=== RECORD EXTRACTS ===
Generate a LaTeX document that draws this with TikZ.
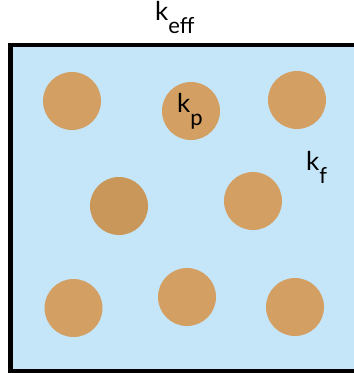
\documentclass[tikz,border=0pt]{standalone}
\usepackage{fontspec}
\setmainfont{Lato}
\usepackage{tikz}
\definecolor{fluidcol}{RGB}{197,229,248}
\definecolor{partcol}{RGB}{211,159,98}
\definecolor{partdark}{RGB}{201,151,90}
\newcommand{\klab}[1]{k\raisebox{-13pt}{\fontsize{22}{24}\selectfont #1}}

\begin{document}
\begin{tikzpicture}[x=1pt,y=-1pt,
  part/.style={circle,fill=partcol,inner sep=0pt,minimum size=58pt},
  lab/.style={anchor=base west,inner sep=0pt,font=\fontsize{26}{30}\selectfont}]
\useasboundingbox (0,0) rectangle (354,373);
\clip (0,0) rectangle (354,373);
\draw[line width=4.6pt,fill=fluidcol] (10.5,45) rectangle (364,371);
\foreach \n/\x/\y in {1/72/101,2/191/111,3/297/100,5/253/201,6/73.5/308,7/187/297,8/295/307}
  \node[part] (p\n) at (\x,\y) {};
\node[part,fill=partdark] (p4) at (119,206) {};
\node[lab] (keff) at (155,20.7) {\klab{eff}};
\node[lab] (kp) at (177,112) {\klab{p}};
\node[lab] (kf) at (306,170) {\klab{f}};
\end{tikzpicture}
\end{document}
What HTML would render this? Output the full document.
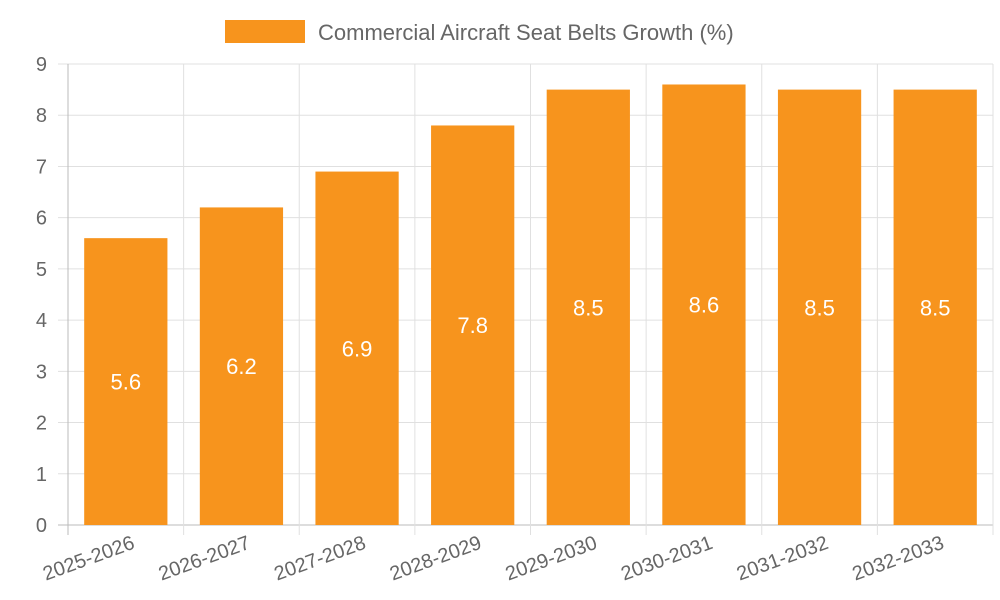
<!DOCTYPE html>
<html><head><meta charset="utf-8"><style>
html,body{margin:0;padding:0;background:#fff;}
svg{display:block;font-family:"Liberation Sans",sans-serif;}
</style></head><body>
<svg id="chart" width="1000" height="600"></svg>
<script>
const categories=["2025-2026","2026-2027","2027-2028","2028-2029","2029-2030","2030-2031","2031-2032","2032-2033"];
const values=[5.6,6.2,6.9,7.8,8.5,8.6,8.5,8.5];
const yTicks=[0,1,2,3,4,5,6,7,8,9];
const seriesName="Commercial Aircraft Seat Belts Growth (%)";
const NS="http://www.w3.org/2000/svg";
const svg=document.getElementById('chart');
const L=68,R=993,T=64,B=525,yMax=9;
const bw=(R-L)/categories.length;
const y=v=>B-(v/yMax)*(B-T);
const x=i=>L+i*bw;
function mk(tag,attrs,parent){const e=document.createElementNS(NS,tag);for(const k in attrs)e.setAttribute(k,attrs[k]);(parent||svg).appendChild(e);return e;}
// legend
const lg=mk('g',{});


mk('rect',{x:225,y:20,width:80,height:23,fill:'#f7941d'},lg);
const lt=mk('text',{x:318,y:40,'font-size':22,fill:'#666'},lg);lt.textContent=seriesName;
// grid
yTicks.forEach(t=>{
  const g=mk('line',{x1:58,x2:R,y1:y(t),y2:y(t),stroke:t===0?'#bbb':'#e0e0e0','stroke-width':1});
  
  
  const tx=mk('text',{x:47,y:y(t)+7,'font-size':20,fill:'#666','text-anchor':'end'});
  
  
  tx.textContent=t;
});
for(let i=0;i<=categories.length;i++){
  const g=mk('line',{x1:x(i),x2:x(i),y1:T,y2:B+10,stroke:i===0?'#bbb':'#e0e0e0','stroke-width':1});
  
  
}
// bars
values.forEach((v,i)=>{
  const cx=x(i)+bw/2, w=bw*0.72;
  const r=mk('rect',{x:cx-w/2,y:y(v),width:w,height:B-y(v),fill:'#f7941d'});
  
  
  const t=mk('text',{x:cx,y:(y(v)+B)/2+8,'font-size':22,fill:'#fff','text-anchor':'middle'});
  
  
  t.textContent=v;
  const xl=mk('text',{x:cx+10,y:548,'font-size':20,fill:'#666','text-anchor':'end',transform:`rotate(-20 ${cx+10} 548)`});
  
  
  xl.textContent=categories[i];
});
</script>
</body></html>
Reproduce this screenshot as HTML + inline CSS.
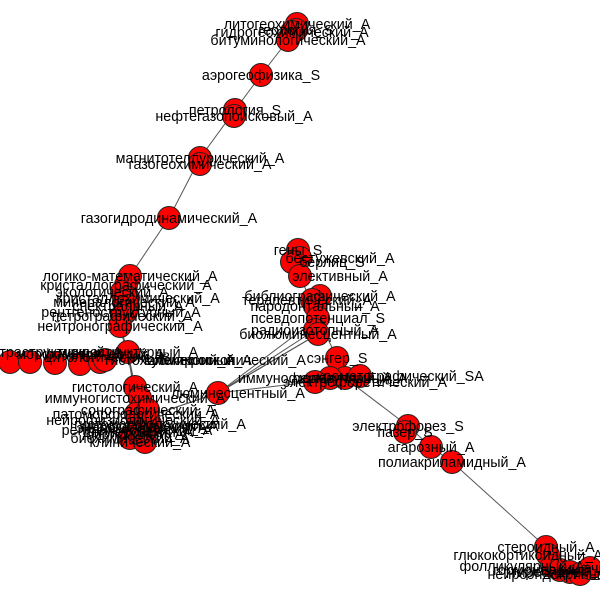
<!DOCTYPE html>
<html><head><meta charset="utf-8">
<style>
html,body{margin:0;padding:0;background:#fff;}
svg{display:block;}
text{font-family:"Liberation Sans","DejaVu Sans",sans-serif;font-size:14.3px;fill:#000;text-anchor:middle;}
</style></head>
<body>
<svg id="g" width="600" height="600"></svg>
<script>
const nodeNames=["литогеохимический_A","геология_S","гидрогеохимический_A","битуминологический_A","аэрогеофизика_S","петрология_S","нефтегазопоисковый_A","магнитотеллурический_A","газогеохимический_A","газогидродинамический_A",
"логико-математический_A","кристаллографический_A","экологический_A","кристаллохимический_A","минералогический_A","спектральный_A","рентгеноструктурный_A","петрографический_A","нейтронографический_A","микроструктурный_A",
"ультраструктурный_A","морфометрический_A","цитологический_A","гистохимический_A","электронный_A","субмикроскопический_A","гистологический_A","иммуногистохимический_A","нейрофизиологический_A","рентгенологический_A","биохимический_A","клинический_A","морфологический_A","биопсийный_A",
"люминесцентный_A","гены_S","бестужевский_A","берлиц_S","элективный_A","библиографический_A","терапевтический_A","пародонтальный_A","псевдопотенциал_S","радиоизотопный_A","биолюминесцентный_A","сэнгер_S",
"иммуноферментный_A","молекулярный_A","электрофоретический_A","хроматографический_SA","электрофорез_S","пазер_S","агарозный_A","полиакриламидный_A",
"стероидный_A","глюкокортикоидный_A","фолликулярный_A","гормональный_A","тиреоидный_A","нейроэндокринный_A","кишечный_A",
"патоморфологический_A","гистоморфологический_A","эндоскопический_A","сонографический_A","доплеровский_A"];
const nodeX=[297,296,292,288,261,235,234,200,200,169, 130,126,122,128,124,128,126,122,120,128, 10,30,55,80,100,105, 135,140,138,142,130,145,150,140, 218,298,300,292,300,320,312,315,318,315,318,337, 345,330,315,360,408,405,431,452, 546,548,552,560,570,580,590, 136,150,142,148,138];
const nodeY=[24,30,32,40,75,110,116,158,164,218, 276,285,292,298,302,306,312,316,326,352, 362,362,363,364,362,360, 387,398,420,430,438,442,426,434, 393,250,258,262,276,296,300,306,318,330,334,358, 378,378,382,376,426,432,447,462, 547,555,566,570,572,574,568, 414,424,428,410,432];
const labelDx=[0,0,0,0,0,0,0,0,0,0, 0,0,-10,10,0,0,-5,0,0,0, 40,60,50,90,100,120, 0,-5,-5,-5,0,-5,0,-5, 20,0,40,40,40,0,-5,0,0,0,0,0, -30,20,50,40,0,0,0,0, 0,-20,-30,-10,-10,-20,10, 0,10,0,0,0];
const labelDy=[0,0,0,0,0,0,0,0,0,0, 0,0,0,0,0,0,0,0,0,0, -10,-8,-6,-4,-2,0, 0,0,0,0,0,0,0,0, 0,0,0,0,0,0,0,0,0,0,0,0, 0,0,0,0,0,0,0,0, 0,0,0,0,0,0,0, 0,0,0,0,0];
const edgeFrom=[0,3,4,5,7,9,10,18,18,19,19,26,28,34,34,34,42,45,46,50,52,53,35,38,44,44,34,34];
const edgeTo=  [3,4,5,7,9,10,18,19,26,26,28,28,34,44,43,42,45,46,50,52,53,54,38,42,34,34,46,28];
const svg=document.getElementById('g');
const NS='http://www.w3.org/2000/svg';
for(let i=0;i<edgeFrom.length;i++){
  const l=document.createElementNS(NS,'line');
  l.setAttribute('x1',nodeX[edgeFrom[i]]);l.setAttribute('y1',nodeY[edgeFrom[i]]);
  l.setAttribute('x2',nodeX[edgeTo[i]]);l.setAttribute('y2',nodeY[edgeTo[i]]);
  l.setAttribute('stroke','#555');l.setAttribute('stroke-width','1');
  
  
  svg.appendChild(l);
}
for(let i=0;i<nodeX.length;i++){
  const c=document.createElementNS(NS,'circle');
  c.setAttribute('cx',nodeX[i]);c.setAttribute('cy',nodeY[i]);c.setAttribute('r',11.5);
  c.setAttribute('fill','#f00');c.setAttribute('stroke','#222');c.setAttribute('stroke-width','1');
  
  
  svg.appendChild(c);
}
for(let i=0;i<nodeX.length;i++){
  const t=document.createElementNS(NS,'text');
  t.setAttribute('x',nodeX[i]+labelDx[i]);t.setAttribute('y',nodeY[i]+labelDy[i]+5);
  t.textContent=nodeNames[i];
  
  
  svg.appendChild(t);
}
</script>
</body></html>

=== PROBLEM TO SOLVE ===
Read the entries and select each line where the word "this" is found.

=== RESULT OF THE TASK ===
Generate a LaTeX document that draws this with TikZ.
What HTML would render this? Output the full document.
Reproduce this screenshot as HTML + inline CSS.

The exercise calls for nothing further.